According to B’Tselem, the group also sicced dogs on the Palestinians. It said injuries included a broken arm, head wounds requiring stitches, and an eye injury.

Police did not respond to a request for comment.

According to the Palestinian news outlet Ma’an, the settlers came from Metzad, a settlement that sits across a valley from ash-Shuyukh and abuts fields belonging to residents of the town.

Friction is often heightened in October and November, when Palestinians go out into family-owned agricultural plots to pluck ripened olives, including on land near where Israelis have established settlements.

During the harvest there “are many more clashes between Jewish settlers and Arabs” in comparison to other times of the year, said Michael Milshtein, an expert on Palestinian affairs at Tel Aviv University.

“Many of these lands are very close to the settlements, so there are all kinds of disagreements, even court cases, regarding [ownership of] the lands,” he said.

Illustrative: Palestinian farmers harvest olives next to the Israeli separation barrier after the Israeli army allowed them to cross from the West Bank village of Beit Awwa to their land near the Israeli community of Shekef, Wednesday, Oct. 26, 2022. (AP/Oded Balilty)

Olive production accounts for 4.8 percent of Palestinian GDP in the West Bank, according to the World Bank. It provides a livelihood for an estimated 80,000 to 100,000 Palestinian families, according to the Palestine Trade Center.

Abbas Milhem, the executive director of the Palestinian Farmers’ Union, told The Times of Israel that the proximity of Palestinians’ olive groves to Israeli settlements presents “a major challenge for Palestinian families.”

“Settlers intensely confront Palestinian families with ferocious attacks, including uprooting olive trees, spraying them with bullets and destroying them,” he said.
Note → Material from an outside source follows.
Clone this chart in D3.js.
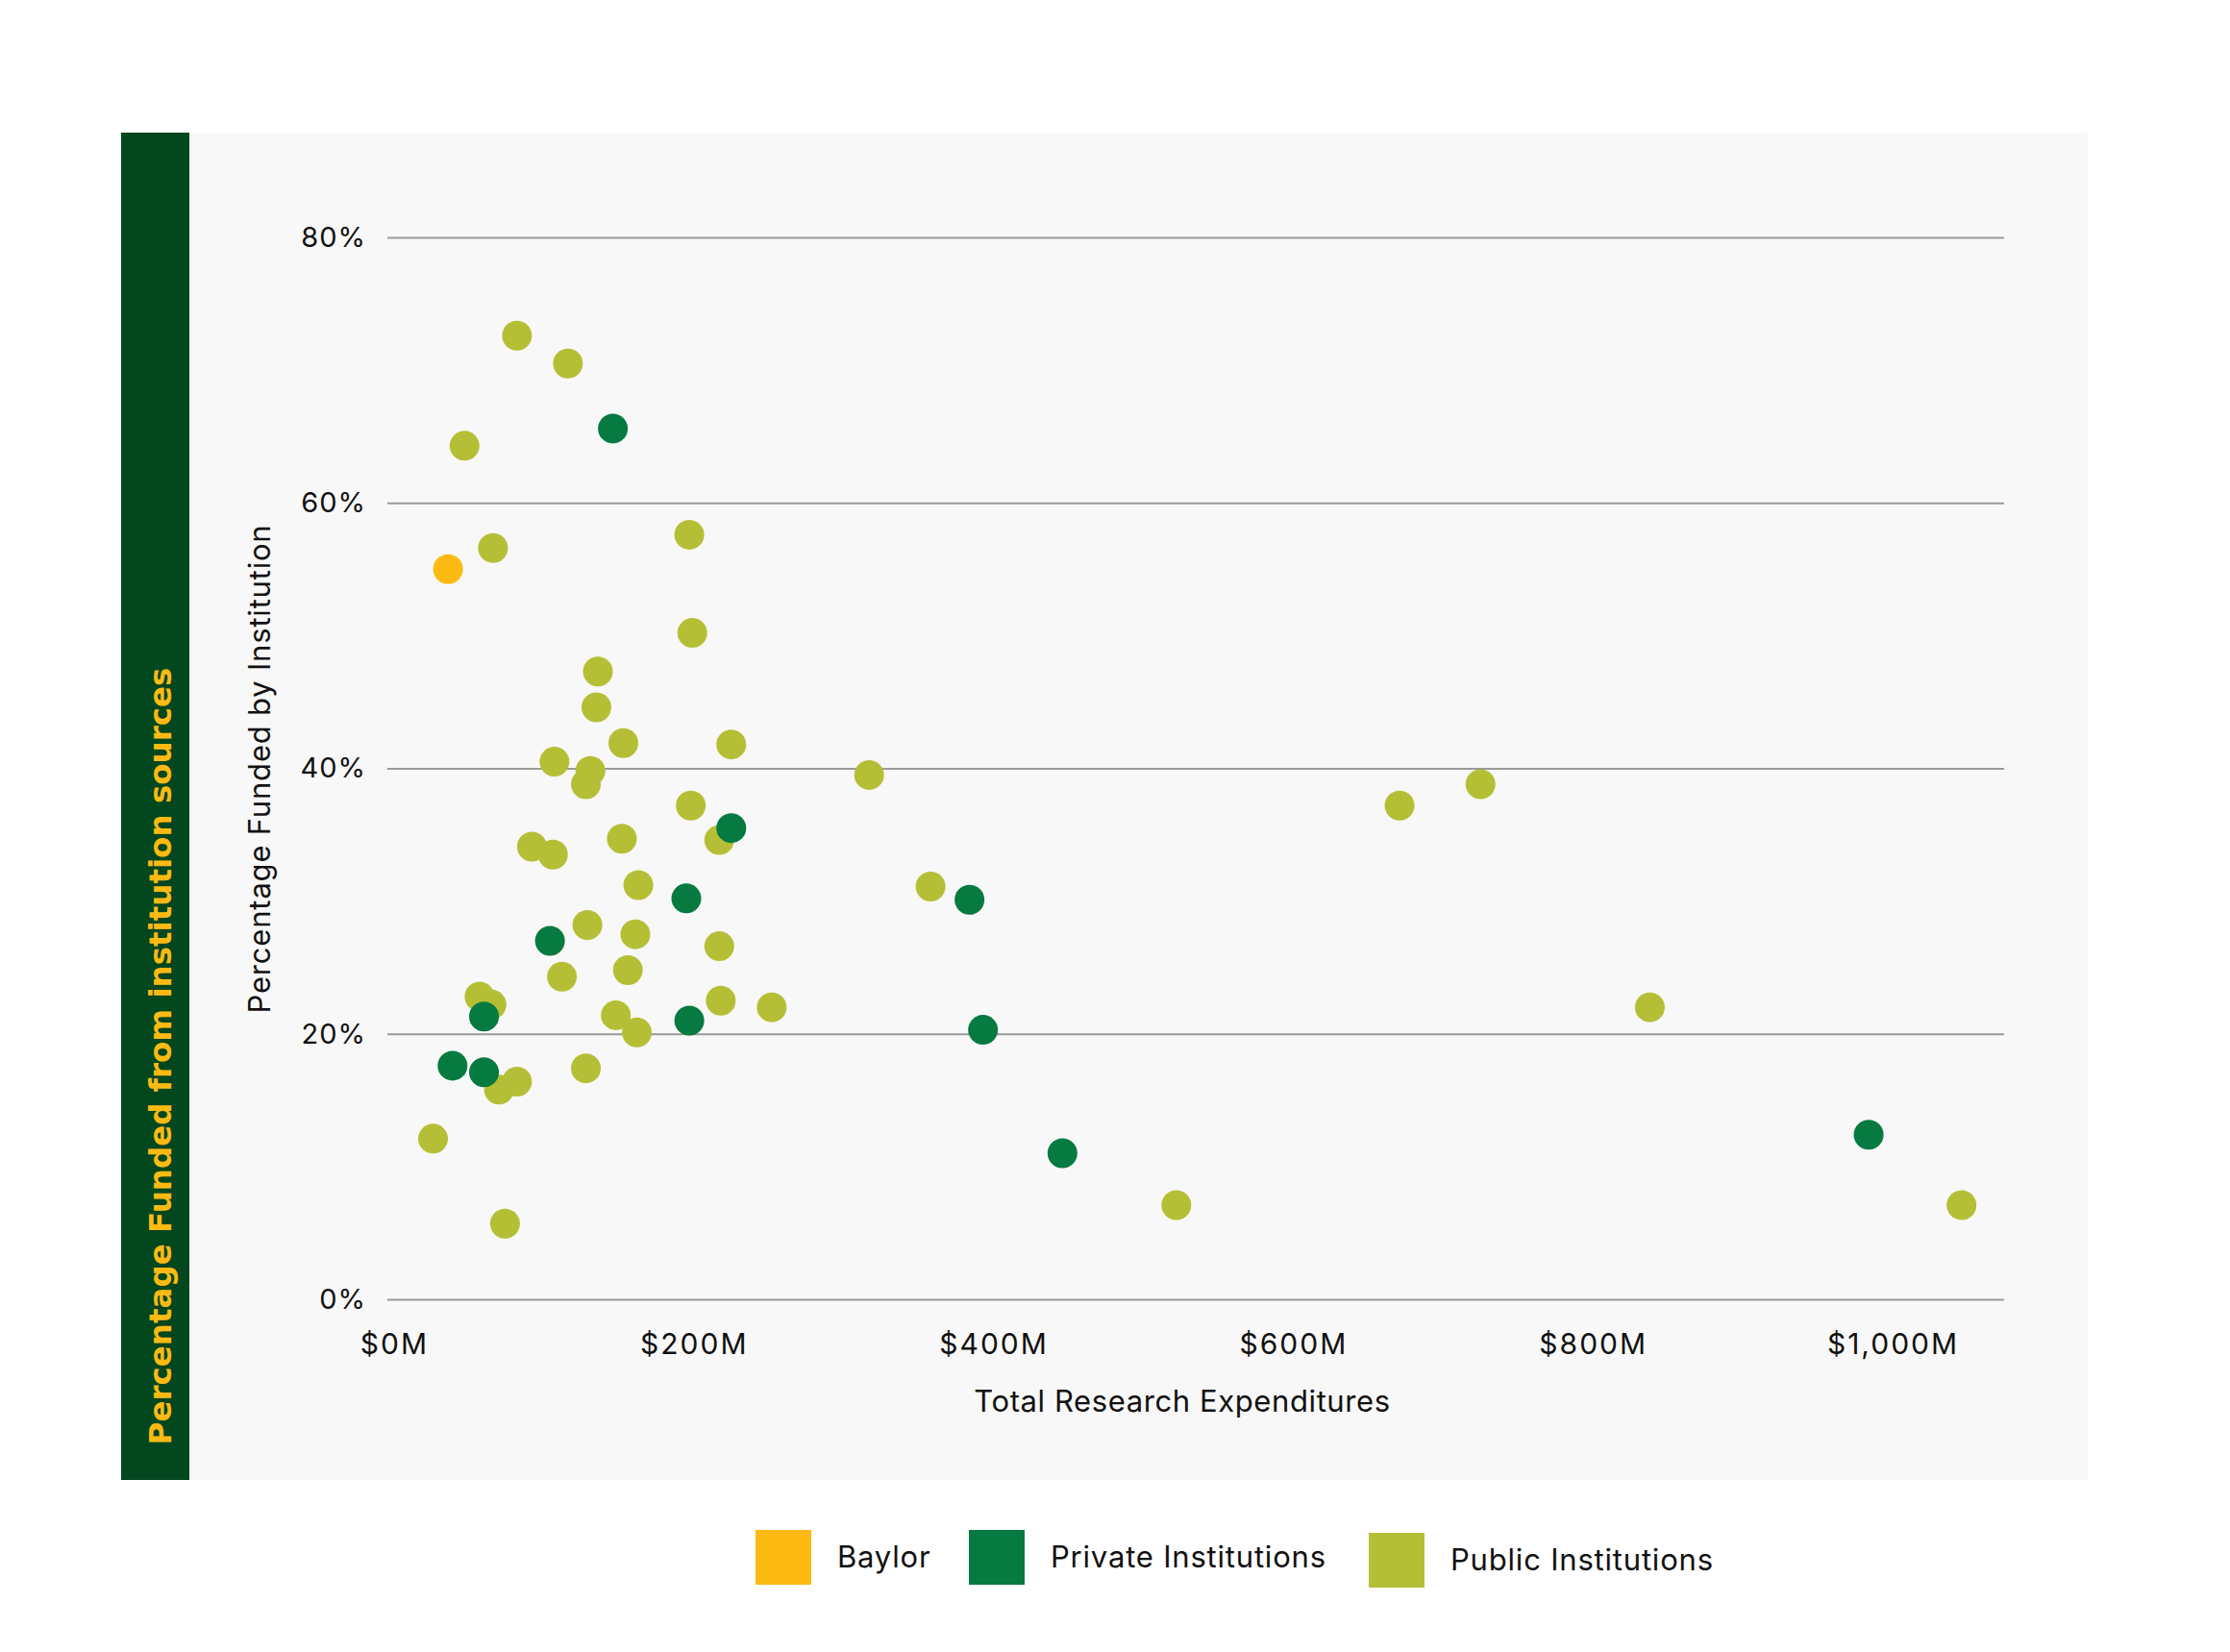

The last several weeks have seen dozens of other attacks on Palestinian olive harvesters as well as on Israeli activists who occasionally join harvests to help protect families or document abuses.

Palestinian farmers inspect damage to their olive trees that were cut down by attackers in the West Bank village of al-Lubban al-Sharqiah, near Nablus, March 30, 2022. (Nasser Ishtayeh/Flash90)

Dror Sadot, a spokesperson for B’Tselem, expressed concern that the far-right’s strong showing on Tuesday’s election will embolden settlers to ramp up violence against Palestinians.

“The settlements always enjoyed permission, assistance, and funding from the government,” Sadot said. “But of course with a far-right government that’s also controlled by settlers, we won’t be surprised to see a rise in attacks by settlers, who will feel freer to act violently.”